Thierry du Villard (Jarden Corporation EMEA) : "Achats et supply chain doivent développer des synergies"
Publié par Propos recueillis par Charles Cohen le - mis à jour à
Piloter les achats européens d'un grand compte 100 % décentralisé, fort de 10 business units et de 120 marques, tel est quotidien de Thierry du Villard, vice-président achats et supply chain de Jarden, groupe américain spécialisé dans les produits de la maison et des loisirs extérieurs.
Comment implémenter une politique achats dans un grand compte décentralisé comme Jarden Corporation ?

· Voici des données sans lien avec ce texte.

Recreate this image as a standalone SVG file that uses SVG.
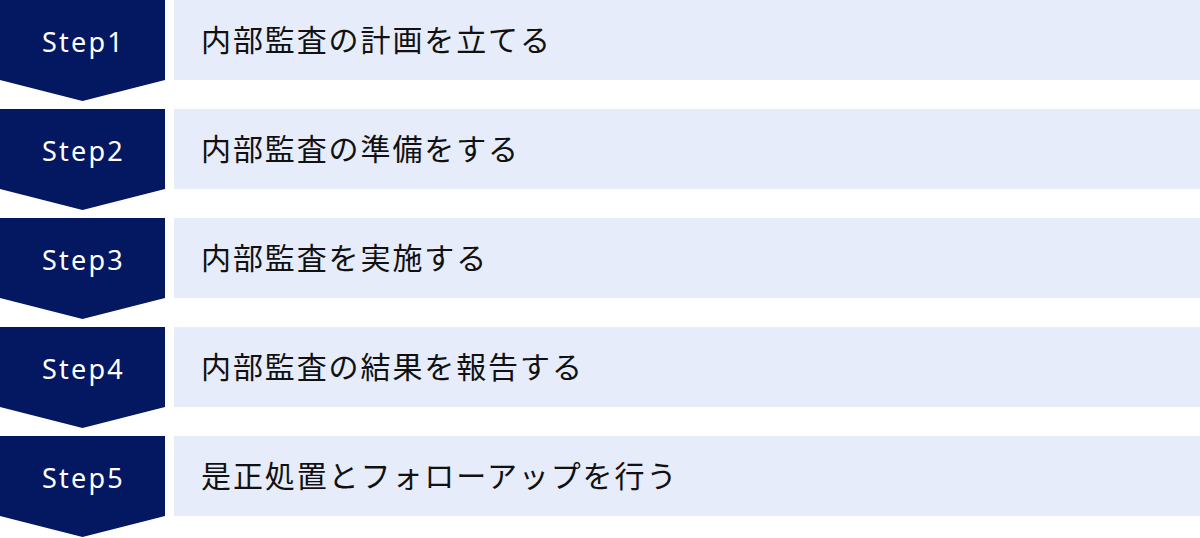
<svg xmlns="http://www.w3.org/2000/svg" width="1200" height="538" viewBox="0 0 1200 538">
<style>
.step{fill:#041761}
.bar{fill:#E6ECF9}
.lbl{font-family:"Noto Sans","Noto Sans CJK JP",sans-serif;font-size:27px;fill:#ffffff;letter-spacing:2.2px}
.txt{font-family:"Noto Sans CJK JP",sans-serif;font-size:30px;fill:#111111;letter-spacing:1.9px}
</style>
<defs>
<path id="chev" d="M0 0H165V80L82.5 101L0 80Z"/>
</defs>
<rect width="1200" height="538" fill="#ffffff"/>
<g id="step1">
<use href="#chev" class="step"/>
<rect class="bar" x="174" y="0" width="1026" height="80"/>
<text class="lbl" x="83.5" y="51.5" text-anchor="middle">Step1</text>
<text class="txt" x="201" y="50.5">内部監査の計画を立てる</text>
</g>
<g id="step2" transform="translate(0,109)">
<use href="#chev" class="step"/>
<rect class="bar" x="174" y="0" width="1026" height="80"/>
<text class="lbl" x="83.5" y="51.5" text-anchor="middle">Step2</text>
<text class="txt" x="201" y="50.5">内部監査の準備をする</text>
</g>
<g id="step3" transform="translate(0,218)">
<use href="#chev" class="step"/>
<rect class="bar" x="174" y="0" width="1026" height="80"/>
<text class="lbl" x="83.5" y="51.5" text-anchor="middle">Step3</text>
<text class="txt" x="201" y="50.5">内部監査を実施する</text>
</g>
<g id="step4" transform="translate(0,327)">
<use href="#chev" class="step"/>
<rect class="bar" x="174" y="0" width="1026" height="80"/>
<text class="lbl" x="83.5" y="51.5" text-anchor="middle">Step4</text>
<text class="txt" x="201" y="50.5">内部監査の結果を報告する</text>
</g>
<g id="step5" transform="translate(0,436)">
<use href="#chev" class="step"/>
<rect class="bar" x="174" y="0" width="1026" height="80"/>
<text class="lbl" x="83.5" y="51.5" text-anchor="middle">Step5</text>
<text class="txt" x="201" y="50.5">是正処置とフォローアップを行う</text>
</g>
<g id="connectors"/>
</svg>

Thierry du Villard : Le challenge est de taille car Jarden Corporation se décline comme un conglomérat de 10 business units (BU) aux activités très diverses. Si toutes nos marques vendent des biens de grande consommation, - parmi lesquelles Mapa Spontex, spécialisée dans la fabrication d'éponges et de gants -, chacune d'entre elles reste dédiée à un marché très spécifique (les tentes, les cartouches de gaz et barbecue pour CampingGaz, les bougies d'intérieur pour Yankee Candle, les tétines et biberons pour Nuk et Tigex, etc.). Telle une "somme de PME", dotées d'une culture propre, auprès desquelles il n'est pas toujours aisé de faire-valoir des pratiques achats communes.
C'est d'ailleurs là tout la valeur ajoutée de ma fonction : faire des achats un levier fort de centralisation en interne, tout en veillant à respecter les spécificités des entités existantes. Un pari stimulant dans un groupe américain aussi récent que Jarden, crée en 2003, où la mise en oeuvre de synergies est un enjeu essentiel de performance.

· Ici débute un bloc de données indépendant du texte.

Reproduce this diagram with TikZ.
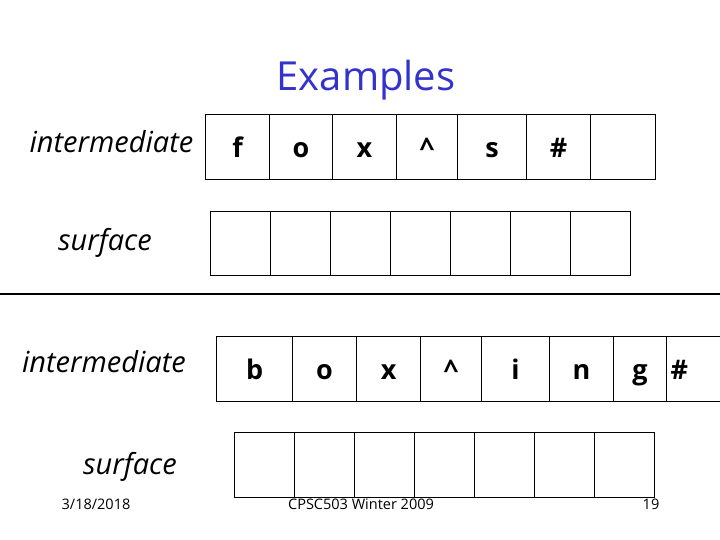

Pour atteindre un tel objectif, sur quelles ressources vous appuyez-vous en interne ?
En premier lieu, je m'appuie sur le patron des achats et supply chain monde de Jarden, basé à New York, dont je dépends directement. Dès 2010, année du rachat du groupe Mapa Spontex - dont j'étais à l'époque le directeur achats -, le mandat qui m'a été confié, en tant que vice-président purchasing & supply chain pour la région EMEA, était très clair : être le relais terrain d'une démarche globale d'intégration de nos BU européennes dans un environnement groupe. Et ce, pour générer des synergies multi-BU au sens large, en termes de compétitivité, de massification, de benchmark, etc., au sein d'une fonction achats très éclatée. Avec pas moins de 60 acheteurs & supply chain managers répartis dans les différentes BU de la zone EMEA.
Si je travaille de concert avec ces équipes en fonctionnel et matriciel, je n'ai donc aucune autorité hiérarchique sur elle, chaque membre étant sous la direction de son président de BU. Une configuration certes complexe, mais qui est loin d'être un réel obstacle dans un groupe jeune et dynamique comme Jarden. Un état d'esprit très américain qui favorise une culture sans tabou ouvrant la voie à tous les possibles. De cette manière, j'ose plus facilement réformer certains process sensibles ou lancer de nouveaux dossiers. Je collabore alors en direct avec les présidents de chaque marque, voire en organisant ponctuellement des séminaires achats avec les équipes.
Quelles synergies avez-vous pu mettre en place ?
La mutualisation des achats a pu être menée sur une kyrielle de catégories intégrées à mon scope, équivalant, au total, à 1 milliard de dollars (800 millions d'euros). Et ce, qu'il s'agisse des achats directs et matières premières - acier, fer-blanc, caoutchouc, packaging, énergie, entrepôts, transport maritime -, ou des achats indirects à l'instar des voyages d'affaires ou des voitures en location longue durée. Au-delà de la massification, l'objectif consiste à développer les pratiques de benchmark entre les BU. Et pour cause : la forte diversité de notre groupe se prête aisément au déploiement d'une approche collaborative permettant à une entité de s'inspirer des bonnes idées d'une autre pour réaliser des économies. Véritable chef d'orchestre, j'essaie d'être le fer de lance d'une telle démarche propre à uniformiser la culture achats du groupe et surtout je m'attache à créer des ponts entre des équipes achats qui se connaissent encore assez mal.